Claims on Behalf of Samaria PR
In assessing the claims made by Samaria PR itself, the court applied the standard for motions to dismiss under Rule 12(b)(6). The court found that Count 5, alleging a violation of Samaria MA's corporate purpose, could not stand because the plaintiffs had failed to establish their membership or standing within Samaria MA. Similarly, Count 6, concerning defamation claims, was dismissed due to insufficient factual allegations that would support the claim. The court required the plaintiffs to provide more context and specifics regarding the defamatory statements, which they failed to do. Count 7, however, was found to have sufficient allegations of intentional interference with contractual relations, as the plaintiffs asserted a plausible claim that the defendants had induced Samaria MA to breach its obligations to Samaria PR. The court's analysis highlighted that while some claims were dismissed, others had enough merit to proceed, particularly regarding interference and breach of contract, which set the stage for further legal proceedings.
Motion to Amend
The court also considered the plaintiffs' motion to amend their complaint to add additional defendants to Count 8, which involved breach of employment contracts. According to Federal Rule of Civil Procedure 15(a)(2), amendments should be freely given when justice requires, and the court found the proposed amendments plausible. The court reviewed documents presented by the plaintiffs that indicated employment relationships existed between Samaria PR and the additional defendants.
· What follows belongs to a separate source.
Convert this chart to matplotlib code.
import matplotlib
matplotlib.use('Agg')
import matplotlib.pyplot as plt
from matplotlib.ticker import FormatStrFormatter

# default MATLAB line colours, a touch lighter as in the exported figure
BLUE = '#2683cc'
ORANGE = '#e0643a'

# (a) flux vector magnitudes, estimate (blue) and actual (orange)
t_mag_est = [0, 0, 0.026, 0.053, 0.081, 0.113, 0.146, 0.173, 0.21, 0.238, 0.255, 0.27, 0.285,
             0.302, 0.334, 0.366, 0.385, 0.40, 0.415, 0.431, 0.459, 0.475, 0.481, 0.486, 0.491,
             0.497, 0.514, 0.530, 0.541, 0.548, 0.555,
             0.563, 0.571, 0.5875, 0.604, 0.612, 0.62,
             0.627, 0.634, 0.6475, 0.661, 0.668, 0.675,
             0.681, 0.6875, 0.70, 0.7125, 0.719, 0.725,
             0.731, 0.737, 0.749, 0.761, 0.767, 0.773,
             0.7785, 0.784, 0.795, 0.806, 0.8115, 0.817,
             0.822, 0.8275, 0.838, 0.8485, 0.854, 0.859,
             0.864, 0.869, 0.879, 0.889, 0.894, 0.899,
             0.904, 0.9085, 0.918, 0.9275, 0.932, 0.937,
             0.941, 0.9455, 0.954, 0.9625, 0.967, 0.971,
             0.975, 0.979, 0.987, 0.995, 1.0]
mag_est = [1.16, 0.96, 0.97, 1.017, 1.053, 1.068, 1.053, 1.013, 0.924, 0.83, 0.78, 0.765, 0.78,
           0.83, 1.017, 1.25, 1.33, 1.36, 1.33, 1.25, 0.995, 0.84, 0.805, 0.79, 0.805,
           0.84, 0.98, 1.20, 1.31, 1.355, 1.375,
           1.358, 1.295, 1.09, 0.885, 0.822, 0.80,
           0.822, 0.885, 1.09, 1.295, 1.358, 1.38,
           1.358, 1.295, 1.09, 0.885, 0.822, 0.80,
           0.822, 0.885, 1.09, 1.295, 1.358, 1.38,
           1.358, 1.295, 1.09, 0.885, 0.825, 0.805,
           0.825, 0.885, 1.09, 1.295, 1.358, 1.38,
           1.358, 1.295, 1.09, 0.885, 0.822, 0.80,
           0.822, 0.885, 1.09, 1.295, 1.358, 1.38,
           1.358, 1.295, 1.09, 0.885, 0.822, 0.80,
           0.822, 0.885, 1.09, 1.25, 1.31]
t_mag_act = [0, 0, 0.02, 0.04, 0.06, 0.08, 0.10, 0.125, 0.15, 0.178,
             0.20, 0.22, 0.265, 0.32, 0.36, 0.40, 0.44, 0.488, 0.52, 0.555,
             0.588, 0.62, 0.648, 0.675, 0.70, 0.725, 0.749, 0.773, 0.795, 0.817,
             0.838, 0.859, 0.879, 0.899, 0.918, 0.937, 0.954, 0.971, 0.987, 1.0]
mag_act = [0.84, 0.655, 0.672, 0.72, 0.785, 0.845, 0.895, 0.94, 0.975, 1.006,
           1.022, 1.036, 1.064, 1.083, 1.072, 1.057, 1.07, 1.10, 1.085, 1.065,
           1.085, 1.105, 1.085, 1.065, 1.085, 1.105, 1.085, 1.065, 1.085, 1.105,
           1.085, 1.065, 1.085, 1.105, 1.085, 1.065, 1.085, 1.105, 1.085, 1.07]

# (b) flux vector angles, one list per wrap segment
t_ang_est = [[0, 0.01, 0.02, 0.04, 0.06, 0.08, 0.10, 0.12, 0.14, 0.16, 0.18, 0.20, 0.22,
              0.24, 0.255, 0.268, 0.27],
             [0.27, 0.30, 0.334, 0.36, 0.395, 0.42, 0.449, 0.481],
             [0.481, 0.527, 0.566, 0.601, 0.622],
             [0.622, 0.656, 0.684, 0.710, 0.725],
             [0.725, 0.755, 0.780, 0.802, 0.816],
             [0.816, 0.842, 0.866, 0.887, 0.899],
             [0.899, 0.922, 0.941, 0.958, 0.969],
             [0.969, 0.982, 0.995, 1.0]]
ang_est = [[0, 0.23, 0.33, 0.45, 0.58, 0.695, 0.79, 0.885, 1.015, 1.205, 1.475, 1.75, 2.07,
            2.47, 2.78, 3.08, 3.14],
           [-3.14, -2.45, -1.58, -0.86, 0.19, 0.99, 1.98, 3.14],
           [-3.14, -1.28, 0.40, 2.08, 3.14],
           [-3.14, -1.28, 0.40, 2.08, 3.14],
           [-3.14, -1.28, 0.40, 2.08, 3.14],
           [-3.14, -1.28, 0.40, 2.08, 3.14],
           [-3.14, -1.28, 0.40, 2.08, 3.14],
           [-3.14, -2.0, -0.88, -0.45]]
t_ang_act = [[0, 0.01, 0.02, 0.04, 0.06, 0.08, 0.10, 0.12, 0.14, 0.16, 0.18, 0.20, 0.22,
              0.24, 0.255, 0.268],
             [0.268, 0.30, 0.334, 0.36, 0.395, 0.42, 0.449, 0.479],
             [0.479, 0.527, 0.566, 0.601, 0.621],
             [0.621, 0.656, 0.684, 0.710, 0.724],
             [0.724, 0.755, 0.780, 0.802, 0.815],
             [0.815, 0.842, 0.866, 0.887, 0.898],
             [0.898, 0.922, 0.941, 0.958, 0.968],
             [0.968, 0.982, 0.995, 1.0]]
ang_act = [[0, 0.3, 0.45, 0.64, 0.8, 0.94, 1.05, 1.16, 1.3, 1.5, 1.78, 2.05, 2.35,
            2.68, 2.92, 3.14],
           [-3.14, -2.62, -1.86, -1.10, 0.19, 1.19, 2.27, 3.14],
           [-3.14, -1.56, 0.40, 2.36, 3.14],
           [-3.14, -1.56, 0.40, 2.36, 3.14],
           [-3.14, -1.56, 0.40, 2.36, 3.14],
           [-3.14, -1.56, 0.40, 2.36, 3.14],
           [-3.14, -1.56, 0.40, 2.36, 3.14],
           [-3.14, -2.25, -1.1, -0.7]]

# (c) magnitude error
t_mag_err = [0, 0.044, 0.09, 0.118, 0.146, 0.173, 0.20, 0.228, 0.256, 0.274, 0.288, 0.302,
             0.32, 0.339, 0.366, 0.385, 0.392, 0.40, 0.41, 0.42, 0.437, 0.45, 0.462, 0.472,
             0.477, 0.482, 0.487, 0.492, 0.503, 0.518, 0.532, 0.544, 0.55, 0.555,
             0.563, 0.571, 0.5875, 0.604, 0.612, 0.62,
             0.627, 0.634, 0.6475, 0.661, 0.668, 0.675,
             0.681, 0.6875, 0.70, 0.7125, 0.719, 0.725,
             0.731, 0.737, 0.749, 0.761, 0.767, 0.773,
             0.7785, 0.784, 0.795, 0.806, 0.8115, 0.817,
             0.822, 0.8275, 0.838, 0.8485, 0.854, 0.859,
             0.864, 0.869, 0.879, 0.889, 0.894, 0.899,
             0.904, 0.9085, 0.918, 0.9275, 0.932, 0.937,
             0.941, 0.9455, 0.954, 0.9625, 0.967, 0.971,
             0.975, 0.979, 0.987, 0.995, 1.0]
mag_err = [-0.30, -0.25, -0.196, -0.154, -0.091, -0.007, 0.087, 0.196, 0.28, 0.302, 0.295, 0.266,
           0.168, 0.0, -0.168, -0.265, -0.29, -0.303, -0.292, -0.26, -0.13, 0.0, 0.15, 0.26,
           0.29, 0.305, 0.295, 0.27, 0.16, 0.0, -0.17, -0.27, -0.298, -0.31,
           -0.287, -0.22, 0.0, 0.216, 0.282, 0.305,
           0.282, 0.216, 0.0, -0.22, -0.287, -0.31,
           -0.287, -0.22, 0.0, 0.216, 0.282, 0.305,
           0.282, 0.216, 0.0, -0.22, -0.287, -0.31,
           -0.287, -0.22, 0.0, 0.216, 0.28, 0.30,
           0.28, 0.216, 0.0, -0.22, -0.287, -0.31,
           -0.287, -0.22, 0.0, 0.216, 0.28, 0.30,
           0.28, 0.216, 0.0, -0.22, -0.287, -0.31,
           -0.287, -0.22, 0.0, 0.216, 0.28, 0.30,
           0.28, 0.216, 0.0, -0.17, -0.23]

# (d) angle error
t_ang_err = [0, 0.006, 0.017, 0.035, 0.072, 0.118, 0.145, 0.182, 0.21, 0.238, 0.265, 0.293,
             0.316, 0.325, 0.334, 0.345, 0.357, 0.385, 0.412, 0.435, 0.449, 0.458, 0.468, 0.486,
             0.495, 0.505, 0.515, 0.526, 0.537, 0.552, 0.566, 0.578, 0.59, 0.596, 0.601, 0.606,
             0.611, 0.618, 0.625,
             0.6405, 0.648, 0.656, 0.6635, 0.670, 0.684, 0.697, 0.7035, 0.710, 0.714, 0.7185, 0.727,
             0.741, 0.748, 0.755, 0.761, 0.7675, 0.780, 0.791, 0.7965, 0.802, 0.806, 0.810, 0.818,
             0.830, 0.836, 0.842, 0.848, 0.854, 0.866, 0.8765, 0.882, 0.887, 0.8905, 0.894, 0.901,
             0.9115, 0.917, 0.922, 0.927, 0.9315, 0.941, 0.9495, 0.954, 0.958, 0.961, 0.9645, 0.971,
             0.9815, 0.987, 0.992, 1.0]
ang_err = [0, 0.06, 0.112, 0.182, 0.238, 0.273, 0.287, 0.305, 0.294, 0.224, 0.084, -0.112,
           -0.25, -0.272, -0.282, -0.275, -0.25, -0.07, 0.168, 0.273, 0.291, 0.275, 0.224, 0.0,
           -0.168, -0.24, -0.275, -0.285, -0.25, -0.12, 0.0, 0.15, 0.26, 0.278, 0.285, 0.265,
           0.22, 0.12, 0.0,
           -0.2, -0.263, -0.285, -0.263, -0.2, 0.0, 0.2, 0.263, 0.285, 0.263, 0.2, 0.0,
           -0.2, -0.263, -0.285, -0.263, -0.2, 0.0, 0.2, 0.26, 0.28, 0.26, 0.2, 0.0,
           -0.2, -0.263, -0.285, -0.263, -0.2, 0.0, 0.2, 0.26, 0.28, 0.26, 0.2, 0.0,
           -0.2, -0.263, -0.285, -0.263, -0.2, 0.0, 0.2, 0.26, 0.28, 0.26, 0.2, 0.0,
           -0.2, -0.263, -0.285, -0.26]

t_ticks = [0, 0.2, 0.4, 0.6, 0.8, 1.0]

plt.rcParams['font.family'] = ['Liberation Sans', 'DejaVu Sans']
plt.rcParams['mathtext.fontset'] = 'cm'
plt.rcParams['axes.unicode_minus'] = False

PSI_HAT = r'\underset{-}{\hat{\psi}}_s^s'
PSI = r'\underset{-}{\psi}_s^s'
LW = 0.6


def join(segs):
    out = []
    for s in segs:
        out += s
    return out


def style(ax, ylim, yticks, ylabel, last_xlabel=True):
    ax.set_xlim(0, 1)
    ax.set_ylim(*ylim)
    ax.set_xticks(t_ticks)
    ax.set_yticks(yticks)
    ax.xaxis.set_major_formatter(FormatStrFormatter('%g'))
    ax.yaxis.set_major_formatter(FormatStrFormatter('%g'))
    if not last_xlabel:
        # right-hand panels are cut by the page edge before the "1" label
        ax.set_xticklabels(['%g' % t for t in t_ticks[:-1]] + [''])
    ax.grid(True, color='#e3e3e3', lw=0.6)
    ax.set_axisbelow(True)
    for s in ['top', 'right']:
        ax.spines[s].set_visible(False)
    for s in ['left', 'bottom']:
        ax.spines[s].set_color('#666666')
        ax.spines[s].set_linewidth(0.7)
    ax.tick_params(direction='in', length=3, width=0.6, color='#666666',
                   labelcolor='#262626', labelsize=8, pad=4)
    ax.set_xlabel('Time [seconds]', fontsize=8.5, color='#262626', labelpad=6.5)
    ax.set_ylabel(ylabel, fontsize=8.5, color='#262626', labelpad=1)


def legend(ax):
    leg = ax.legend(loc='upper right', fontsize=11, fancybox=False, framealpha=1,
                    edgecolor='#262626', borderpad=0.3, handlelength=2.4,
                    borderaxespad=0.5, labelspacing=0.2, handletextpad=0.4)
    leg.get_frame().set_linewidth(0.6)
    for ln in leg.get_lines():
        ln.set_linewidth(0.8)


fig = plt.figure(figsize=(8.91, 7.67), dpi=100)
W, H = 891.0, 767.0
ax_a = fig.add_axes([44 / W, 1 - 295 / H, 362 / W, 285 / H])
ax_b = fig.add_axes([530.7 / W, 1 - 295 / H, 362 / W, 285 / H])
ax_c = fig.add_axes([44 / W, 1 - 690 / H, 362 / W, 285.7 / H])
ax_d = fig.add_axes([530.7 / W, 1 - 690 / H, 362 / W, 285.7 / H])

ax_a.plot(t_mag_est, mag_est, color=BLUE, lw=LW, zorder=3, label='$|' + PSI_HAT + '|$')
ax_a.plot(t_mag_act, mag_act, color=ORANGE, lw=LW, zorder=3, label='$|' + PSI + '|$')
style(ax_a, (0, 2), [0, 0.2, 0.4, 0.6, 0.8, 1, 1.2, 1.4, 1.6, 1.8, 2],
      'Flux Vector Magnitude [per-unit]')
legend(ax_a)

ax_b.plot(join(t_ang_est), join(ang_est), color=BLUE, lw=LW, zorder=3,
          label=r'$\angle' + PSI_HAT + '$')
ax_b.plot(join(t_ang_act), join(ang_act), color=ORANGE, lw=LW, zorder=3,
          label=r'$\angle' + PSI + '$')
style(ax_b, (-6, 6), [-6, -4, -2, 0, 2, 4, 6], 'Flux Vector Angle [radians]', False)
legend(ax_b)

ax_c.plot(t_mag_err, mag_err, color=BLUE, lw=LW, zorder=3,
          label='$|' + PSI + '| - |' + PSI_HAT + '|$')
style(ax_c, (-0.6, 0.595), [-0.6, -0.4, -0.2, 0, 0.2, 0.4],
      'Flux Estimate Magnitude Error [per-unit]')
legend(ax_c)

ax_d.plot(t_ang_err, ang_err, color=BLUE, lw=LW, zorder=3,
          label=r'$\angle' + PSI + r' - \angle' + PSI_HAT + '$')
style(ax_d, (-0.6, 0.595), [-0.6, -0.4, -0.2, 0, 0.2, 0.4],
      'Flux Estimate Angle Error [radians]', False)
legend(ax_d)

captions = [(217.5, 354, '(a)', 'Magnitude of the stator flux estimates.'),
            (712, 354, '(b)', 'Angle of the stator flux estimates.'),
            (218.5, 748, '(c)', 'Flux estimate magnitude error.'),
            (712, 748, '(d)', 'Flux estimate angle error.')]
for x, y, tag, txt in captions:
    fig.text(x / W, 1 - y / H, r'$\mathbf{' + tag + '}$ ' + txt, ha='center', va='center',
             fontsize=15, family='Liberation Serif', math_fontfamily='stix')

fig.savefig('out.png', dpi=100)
Despite the defendants' objections, the court determined that these amendments did not constitute futility and thus allowed the motion. This decision enabled the plaintiffs to bolster their case by including claims against individuals allegedly responsible for breaching contractual obligations, which was crucial for the progression of their lawsuit. The court's ruling on the amendment affirmed the importance of allowing parties to refine their claims as new evidence emerges.
Conclusion
In conclusion, the court granted the plaintiffs' motion to amend the complaint while dismissing several claims for lack of standing, particularly those brought on behalf of Samaria MA. The court clarified that the plaintiffs, as a non-profit corporation from Puerto Rico, could not be considered resident members under Massachusetts law, which was pivotal in determining their ability to bring derivative actions. However, the court allowed the claims concerning intentional interference and breach of contract to proceed, indicating that there were actionable grievances that warranted judicial consideration. The decision highlighted the intricate balance between organizational governance, jurisdictional requirements, and the rights of church entities within the legal framework. The court's rulings set a clear precedent regarding the standing of non-resident members in corporate governance disputes, particularly in religious organizations.